8 marzo: quando sarà raggiunta la vera parità

Non ci eravamo ancora ripresi dall’elezione di una donna – la prima – a presidente del Consiglio italiano, avvenuta qualche mese fa, quando a capo del maggior partito di opposizione è stata eletta una donna – la prima donna a rivestire questo ruolo – e a presidente della Cassazione, la suprema corte italiana, è stata eletta un’altra donna, anche in questo caso per la prima volta in Italia. Che cosa sta succedendo? Come mai questa improvvisa accelerazione? In realtà era da tempo che in molti paesi esteri erano ascese donne nelle posizioni di maggior potere, ma sembrava che questo non fosse così probabile in Italia. Un’Italia, dove il voto alle donne era tardato fino al 1946, dove il permesso alle donne di diventare magistrato venne sancito solo nel 1963, dove il diritto di famiglia che abrogava le discriminazioni a sfavore delle donne venne modificato solo dagli anni 1970 in poi, per non parlare dell’apertura di alcune carriere militari, che avvenne in anni ancora più recenti. Questa accelerazione è spiegabile per la grande volontà di molte donne italiane di sfruttare queste aperture legislative, lavorando sodo, con una passione che invece sembra calante fra gli uomini, e spesso con maggiore equilibrio. Chi insegna nelle università italiane sa che da tempo le giovani che si laureano sono in numero maggiore dei giovani e con un profitto accademico mediamente superiore. Ma ancora forte resta il divario fra le carriere femminili e quelle maschili.

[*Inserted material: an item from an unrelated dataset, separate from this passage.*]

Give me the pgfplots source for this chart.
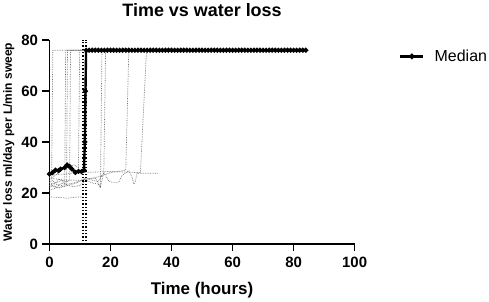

Proprio per questo, due importanti osservazioni devono essere fatte. La prima osservazione solleva il problema della resistenza delle donne in posizioni apicali. Queste posizioni assorbono infatti la vita in una maniera totalitaria e le donne non sono mai state abituate ad avere una sola dimensione, bensì a giocarsi su molti ruoli. Si spiegano così le recenti “dimissioni” della prima ministra neozelandese e di quella scozzese, come pure le dimissioni di certe donne CEO (amministratori delegati) da imprese di grandi dimensioni. Ma, sempre in tema di resistenza, può anche essere richiamata la mancata abitudine delle donne al “fallimento”, sia politico sia economico, perché da millenni solo poche salivano a posizioni di potere e dunque le donne non sono allenate alla lotta dura, che comporta appunto anche fallimenti. Tuttavia, mai si comincia, mai si può migliorare!

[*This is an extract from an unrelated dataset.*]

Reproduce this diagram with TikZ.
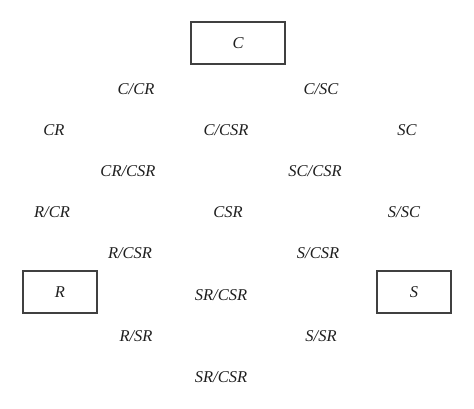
\documentclass[tikz,border=0pt]{standalone}
\usepackage{fontspec}
\setmainfont{Liberation Serif}
\usepackage{tikz}
\usetikzlibrary{positioning}

\begin{document}
\begin{tikzpicture}[
    x=1pt, y=-1pt,
    every node/.style={font=\fontsize{16.5}{19}\selectfont\itshape, text=black!88, inner sep=0pt},
    sitebox/.style={rectangle, draw=black!75, line width=1.1pt, minimum width=74pt, minimum height=42pt, align=center},
    label/.style={align=center}
]
    \useasboundingbox (0,0) rectangle (474,409);

    % boxed sites
    \node[sitebox, minimum width=94pt] (c) at (238,43) {C};
    \node[sitebox] (r) at (60,292) {R};
    \node[sitebox] (s) at (414,292) {S};

    % interfaces
    \node[label] (c_cr) at (136,89) {C/CR};
    \node[label] (c_sc) at (321,89) {C/SC};
    \node[label] (cr) at (54,130) {CR};
    \node[label] (c_csr) at (226,130) {C/CSR};
    \node[label] (sc) at (407,130) {SC};
    \node[label] (cr_csr) at (128,171) {CR/CSR};
    \node[label] (sc_csr) at (315,171) {SC/CSR};
    \node[label] (r_cr) at (52,212) {R/CR};
    \node[label] (csr) at (228,212) {CSR};
    \node[label] (s_sc) at (404,212) {S/SC};
    \node[label] (r_csr) at (130,253) {R/CSR};
    \node[label] (s_csr) at (318,253) {S/CSR};
    \node[label] (sr_csr) at (221,295) {SR/CSR};
    \node[label] (r_sr) at (136,336) {R/SR};
    \node[label] (s_sr) at (321,336) {S/SR};
    \node[label] (sr_csr2) at (221,377) {SR/CSR};
\end{tikzpicture}
\end{document}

La seconda osservazione riguarda ciò che le società avanzate stanno sacrificando sull’altare del successo delle donne in politica e in economia. L’equilibrio storico che aveva visto nei secoli la specializzazione dell’uomo nel foro esterno e quello della donna nel foro familiare e che aveva permesso alla famiglia di continuare a svolgere la sua funzione generativa si è spezzato e nelle società “avanzate” la famiglia non svolge più il suo ruolo come luogo generativo ed educativo di nuove generazioni. Un nuovo equilibrio è ancora lontano dall’apparire, benchè sia assolutamente possibile, però a due condizioni. La prima è che nessuna attività umana diventi “totalista”: né l’attività politica, né la direzione aziendale, né qualunque lavoro. La persona umana è fatta a più dimensioni e per farla fiorire la società deve essere organizzata in modo tale da permetterle di coltivare almeno i suoi aspetti più costitutivi: quello relazionale (famiglia, associazionismo, interessi civici) e quello lavorativo. La seconda è correlata alla prima condizione: è inaccettabile “specializzare” strutturalmente la vita di categorie di persone in modo tale da togliere loro la possibilità di realizzare integralmente la loro personalità. Una eventuale specializzazione deve essere lasciata alla libera scelta individuale. In una famiglia tutti devono avere il diritto di vivere una loro vita “piena” e dunque all’uomo si deve chiedere di occuparsi anche della famiglia (quanti sono oggi gli uomini che si assumono questa responsabilità?), mentre alla donna deve essere permesso di realizzarsi professionalmente senza dover rinunciare alla vita relazionale (quante sono ancor oggi le donne che per realizzarsi professionalmente devono rinunciare ad avere figli?).

La vera parità sarà raggiunta quando si modificheranno le condizioni delle carriere lavorative e della gestione della famiglia da parte di uomini e donne, in politica come in economia, un obiettivo a cui si sta lavorando, però con troppa lentezza. Godiamoci comunque oggi i successi raggiunti dalle donne italiane.